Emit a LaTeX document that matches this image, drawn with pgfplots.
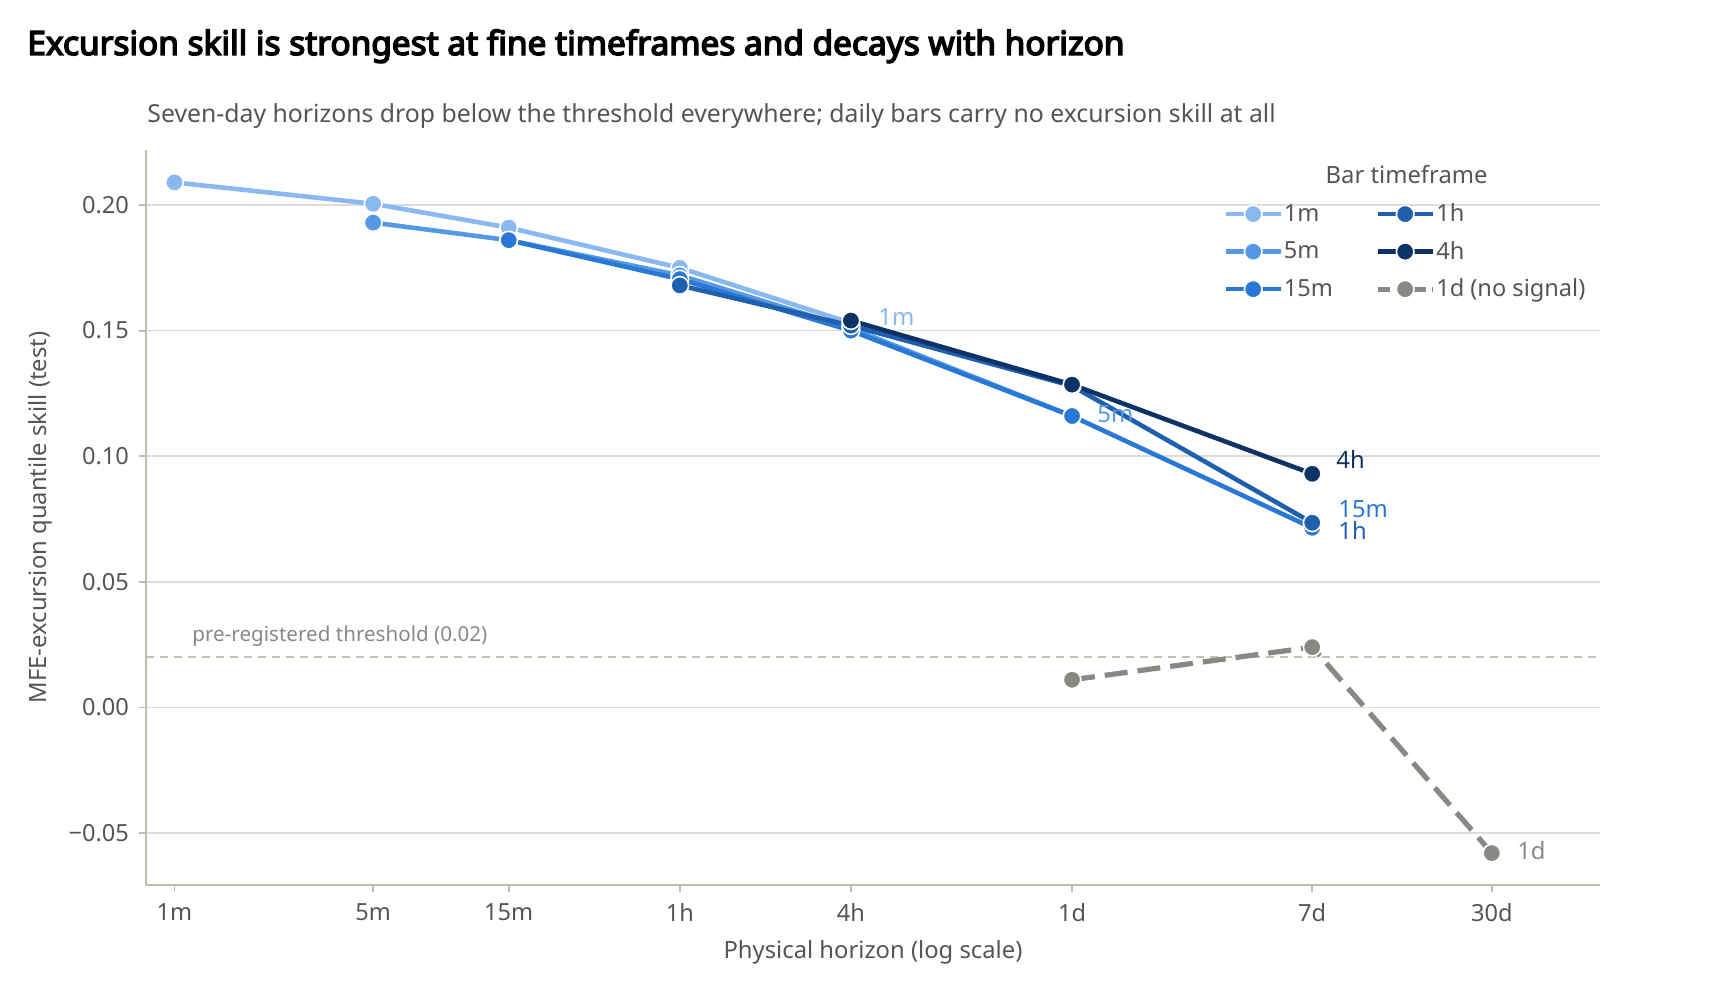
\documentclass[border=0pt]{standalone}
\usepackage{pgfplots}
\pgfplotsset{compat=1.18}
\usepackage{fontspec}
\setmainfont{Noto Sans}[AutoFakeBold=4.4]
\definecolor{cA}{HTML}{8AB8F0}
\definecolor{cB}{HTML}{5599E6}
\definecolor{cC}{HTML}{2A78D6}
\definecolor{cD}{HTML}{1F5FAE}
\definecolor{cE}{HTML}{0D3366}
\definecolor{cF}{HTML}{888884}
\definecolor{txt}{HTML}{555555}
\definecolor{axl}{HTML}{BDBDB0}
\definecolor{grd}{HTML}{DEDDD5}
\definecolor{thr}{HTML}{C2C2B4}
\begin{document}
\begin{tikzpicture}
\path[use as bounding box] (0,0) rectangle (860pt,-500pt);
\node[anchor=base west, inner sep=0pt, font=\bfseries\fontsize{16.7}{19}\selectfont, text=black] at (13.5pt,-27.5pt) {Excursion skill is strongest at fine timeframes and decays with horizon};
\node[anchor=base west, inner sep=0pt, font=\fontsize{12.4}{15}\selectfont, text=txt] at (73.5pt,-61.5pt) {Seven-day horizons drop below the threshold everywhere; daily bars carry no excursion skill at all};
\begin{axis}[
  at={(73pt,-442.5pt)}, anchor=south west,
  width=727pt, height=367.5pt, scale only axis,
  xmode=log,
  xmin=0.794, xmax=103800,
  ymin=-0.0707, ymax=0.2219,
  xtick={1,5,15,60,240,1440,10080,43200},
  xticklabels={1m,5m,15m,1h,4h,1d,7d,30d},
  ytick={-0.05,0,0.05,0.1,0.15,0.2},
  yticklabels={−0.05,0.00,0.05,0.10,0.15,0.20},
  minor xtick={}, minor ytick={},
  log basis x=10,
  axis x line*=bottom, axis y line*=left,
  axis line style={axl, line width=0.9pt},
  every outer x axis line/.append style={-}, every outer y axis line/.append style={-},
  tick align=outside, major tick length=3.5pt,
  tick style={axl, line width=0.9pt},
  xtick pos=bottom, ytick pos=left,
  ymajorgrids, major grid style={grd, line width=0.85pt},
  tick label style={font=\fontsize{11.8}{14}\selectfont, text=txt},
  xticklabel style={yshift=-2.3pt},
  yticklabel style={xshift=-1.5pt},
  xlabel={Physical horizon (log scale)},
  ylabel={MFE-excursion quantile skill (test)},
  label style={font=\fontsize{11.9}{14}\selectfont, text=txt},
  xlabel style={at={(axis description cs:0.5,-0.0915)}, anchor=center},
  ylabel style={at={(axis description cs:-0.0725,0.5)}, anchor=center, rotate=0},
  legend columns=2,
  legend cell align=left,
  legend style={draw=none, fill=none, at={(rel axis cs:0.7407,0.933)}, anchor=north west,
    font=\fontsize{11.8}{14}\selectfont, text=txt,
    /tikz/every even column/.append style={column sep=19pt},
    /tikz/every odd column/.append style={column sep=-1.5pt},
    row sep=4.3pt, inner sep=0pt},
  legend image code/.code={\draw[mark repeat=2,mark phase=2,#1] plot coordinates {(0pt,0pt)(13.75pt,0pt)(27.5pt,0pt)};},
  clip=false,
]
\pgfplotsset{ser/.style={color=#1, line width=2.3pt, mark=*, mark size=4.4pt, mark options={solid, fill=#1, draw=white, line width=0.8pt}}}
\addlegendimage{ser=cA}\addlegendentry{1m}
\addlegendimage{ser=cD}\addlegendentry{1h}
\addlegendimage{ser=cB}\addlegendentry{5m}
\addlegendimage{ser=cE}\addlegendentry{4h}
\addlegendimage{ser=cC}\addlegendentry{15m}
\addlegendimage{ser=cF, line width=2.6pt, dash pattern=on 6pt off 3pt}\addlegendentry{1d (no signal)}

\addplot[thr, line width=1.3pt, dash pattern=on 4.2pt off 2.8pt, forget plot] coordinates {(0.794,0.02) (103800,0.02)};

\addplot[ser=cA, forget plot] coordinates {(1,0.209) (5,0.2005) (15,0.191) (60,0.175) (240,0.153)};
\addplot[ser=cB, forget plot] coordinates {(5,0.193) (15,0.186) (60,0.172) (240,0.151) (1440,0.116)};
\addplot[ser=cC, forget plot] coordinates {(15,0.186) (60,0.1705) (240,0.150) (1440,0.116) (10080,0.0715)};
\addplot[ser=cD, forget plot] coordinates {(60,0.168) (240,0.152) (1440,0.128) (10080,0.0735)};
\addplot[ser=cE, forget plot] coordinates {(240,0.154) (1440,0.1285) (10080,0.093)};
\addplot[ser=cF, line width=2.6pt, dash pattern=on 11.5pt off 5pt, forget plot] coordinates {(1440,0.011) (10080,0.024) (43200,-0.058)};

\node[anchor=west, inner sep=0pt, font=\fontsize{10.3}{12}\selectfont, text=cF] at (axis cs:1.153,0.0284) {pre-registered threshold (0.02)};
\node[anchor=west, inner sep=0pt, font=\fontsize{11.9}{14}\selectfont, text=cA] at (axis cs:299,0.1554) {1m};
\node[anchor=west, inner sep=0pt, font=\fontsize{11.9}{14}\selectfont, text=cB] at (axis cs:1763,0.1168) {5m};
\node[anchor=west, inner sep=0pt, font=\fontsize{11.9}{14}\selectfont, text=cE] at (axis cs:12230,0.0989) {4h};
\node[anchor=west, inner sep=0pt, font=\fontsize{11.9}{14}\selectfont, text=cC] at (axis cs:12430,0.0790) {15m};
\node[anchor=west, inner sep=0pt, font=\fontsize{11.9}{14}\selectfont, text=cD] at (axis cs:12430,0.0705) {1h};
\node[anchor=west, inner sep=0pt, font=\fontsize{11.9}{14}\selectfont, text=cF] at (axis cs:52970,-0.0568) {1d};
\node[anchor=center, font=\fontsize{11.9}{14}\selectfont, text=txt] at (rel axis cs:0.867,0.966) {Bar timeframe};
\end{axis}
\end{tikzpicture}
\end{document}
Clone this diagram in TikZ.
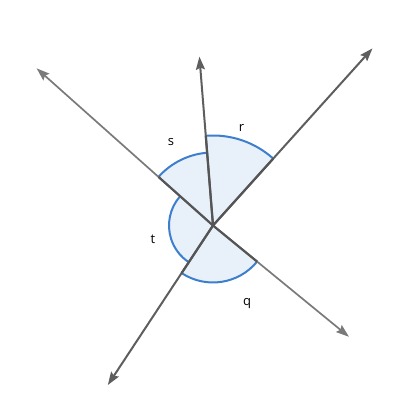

□ □ □ □ □

-- Given problem --
The records above must be echoed exactly, minus their pictures.

-- Result --
Emit a LaTeX document that matches this image, drawn with pgfplots.
\documentclass[border=0pt]{standalone}
\usepackage{pgfplots}
\pgfplotsset{compat=1.18}
\usepackage{fontspec}
\setmainfont{Noto Sans}[AutoFakeBold=4.4]
\definecolor{cA}{HTML}{8AB8F0}
\definecolor{cB}{HTML}{5599E6}
\definecolor{cC}{HTML}{2A78D6}
\definecolor{cD}{HTML}{1F5FAE}
\definecolor{cE}{HTML}{0D3366}
\definecolor{cF}{HTML}{888884}
\definecolor{txt}{HTML}{555555}
\definecolor{axl}{HTML}{BDBDB0}
\definecolor{grd}{HTML}{DEDDD5}
\definecolor{thr}{HTML}{C2C2B4}
\begin{document}
\begin{tikzpicture}
\path[use as bounding box] (0,0) rectangle (860pt,-500pt);
\node[anchor=base west, inner sep=0pt, font=\bfseries\fontsize{16.7}{19}\selectfont, text=black] at (13.5pt,-27.5pt) {Excursion skill is strongest at fine timeframes and decays with horizon};
\node[anchor=base west, inner sep=0pt, font=\fontsize{12.4}{15}\selectfont, text=txt] at (73.5pt,-61.5pt) {Seven-day horizons drop below the threshold everywhere; daily bars carry no excursion skill at all};
\begin{axis}[
  at={(73pt,-442.5pt)}, anchor=south west,
  width=727pt, height=367.5pt, scale only axis,
  xmode=log,
  xmin=0.794, xmax=103800,
  ymin=-0.0707, ymax=0.2219,
  xtick={1,5,15,60,240,1440,10080,43200},
  xticklabels={1m,5m,15m,1h,4h,1d,7d,30d},
  ytick={-0.05,0,0.05,0.1,0.15,0.2},
  yticklabels={−0.05,0.00,0.05,0.10,0.15,0.20},
  minor xtick={}, minor ytick={},
  log basis x=10,
  axis x line*=bottom, axis y line*=left,
  axis line style={axl, line width=0.9pt},
  every outer x axis line/.append style={-}, every outer y axis line/.append style={-},
  tick align=outside, major tick length=3.5pt,
  tick style={axl, line width=0.9pt},
  xtick pos=bottom, ytick pos=left,
  ymajorgrids, major grid style={grd, line width=0.85pt},
  tick label style={font=\fontsize{11.8}{14}\selectfont, text=txt},
  xticklabel style={yshift=-2.3pt},
  yticklabel style={xshift=-1.5pt},
  xlabel={Physical horizon (log scale)},
  ylabel={MFE-excursion quantile skill (test)},
  label style={font=\fontsize{11.9}{14}\selectfont, text=txt},
  xlabel style={at={(axis description cs:0.5,-0.0915)}, anchor=center},
  ylabel style={at={(axis description cs:-0.0725,0.5)}, anchor=center, rotate=0},
  legend columns=2,
  legend cell align=left,
  legend style={draw=none, fill=none, at={(rel axis cs:0.7407,0.933)}, anchor=north west,
    font=\fontsize{11.8}{14}\selectfont, text=txt,
    /tikz/every even column/.append style={column sep=19pt},
    /tikz/every odd column/.append style={column sep=-1.5pt},
    row sep=4.3pt, inner sep=0pt},
  legend image code/.code={\draw[mark repeat=2,mark phase=2,#1] plot coordinates {(0pt,0pt)(13.75pt,0pt)(27.5pt,0pt)};},
  clip=false,
]
\pgfplotsset{ser/.style={color=#1, line width=2.3pt, mark=*, mark size=4.4pt, mark options={solid, fill=#1, draw=white, line width=0.8pt}}}
\addlegendimage{ser=cA}\addlegendentry{1m}
\addlegendimage{ser=cD}\addlegendentry{1h}
\addlegendimage{ser=cB}\addlegendentry{5m}
\addlegendimage{ser=cE}\addlegendentry{4h}
\addlegendimage{ser=cC}\addlegendentry{15m}
\addlegendimage{ser=cF, line width=2.6pt, dash pattern=on 6pt off 3pt}\addlegendentry{1d (no signal)}

\addplot[thr, line width=1.3pt, dash pattern=on 4.2pt off 2.8pt, forget plot] coordinates {(0.794,0.02) (103800,0.02)};

\addplot[ser=cA, forget plot] coordinates {(1,0.209) (5,0.2005) (15,0.191) (60,0.175) (240,0.153)};
\addplot[ser=cB, forget plot] coordinates {(5,0.193) (15,0.186) (60,0.172) (240,0.151) (1440,0.116)};
\addplot[ser=cC, forget plot] coordinates {(15,0.186) (60,0.1705) (240,0.150) (1440,0.116) (10080,0.0715)};
\addplot[ser=cD, forget plot] coordinates {(60,0.168) (240,0.152) (1440,0.128) (10080,0.0735)};
\addplot[ser=cE, forget plot] coordinates {(240,0.154) (1440,0.1285) (10080,0.093)};
\addplot[ser=cF, line width=2.6pt, dash pattern=on 11.5pt off 5pt, forget plot] coordinates {(1440,0.011) (10080,0.024) (43200,-0.058)};

\node[anchor=west, inner sep=0pt, font=\fontsize{10.3}{12}\selectfont, text=cF] at (axis cs:1.153,0.0284) {pre-registered threshold (0.02)};
\node[anchor=west, inner sep=0pt, font=\fontsize{11.9}{14}\selectfont, text=cA] at (axis cs:299,0.1554) {1m};
\node[anchor=west, inner sep=0pt, font=\fontsize{11.9}{14}\selectfont, text=cB] at (axis cs:1763,0.1168) {5m};
\node[anchor=west, inner sep=0pt, font=\fontsize{11.9}{14}\selectfont, text=cE] at (axis cs:12230,0.0989) {4h};
\node[anchor=west, inner sep=0pt, font=\fontsize{11.9}{14}\selectfont, text=cC] at (axis cs:12430,0.0790) {15m};
\node[anchor=west, inner sep=0pt, font=\fontsize{11.9}{14}\selectfont, text=cD] at (axis cs:12430,0.0705) {1h};
\node[anchor=west, inner sep=0pt, font=\fontsize{11.9}{14}\selectfont, text=cF] at (axis cs:52970,-0.0568) {1d};
\node[anchor=center, font=\fontsize{11.9}{14}\selectfont, text=txt] at (rel axis cs:0.867,0.966) {Bar timeframe};
\end{axis}
\end{tikzpicture}
\end{document}
Clone this diagram in TikZ.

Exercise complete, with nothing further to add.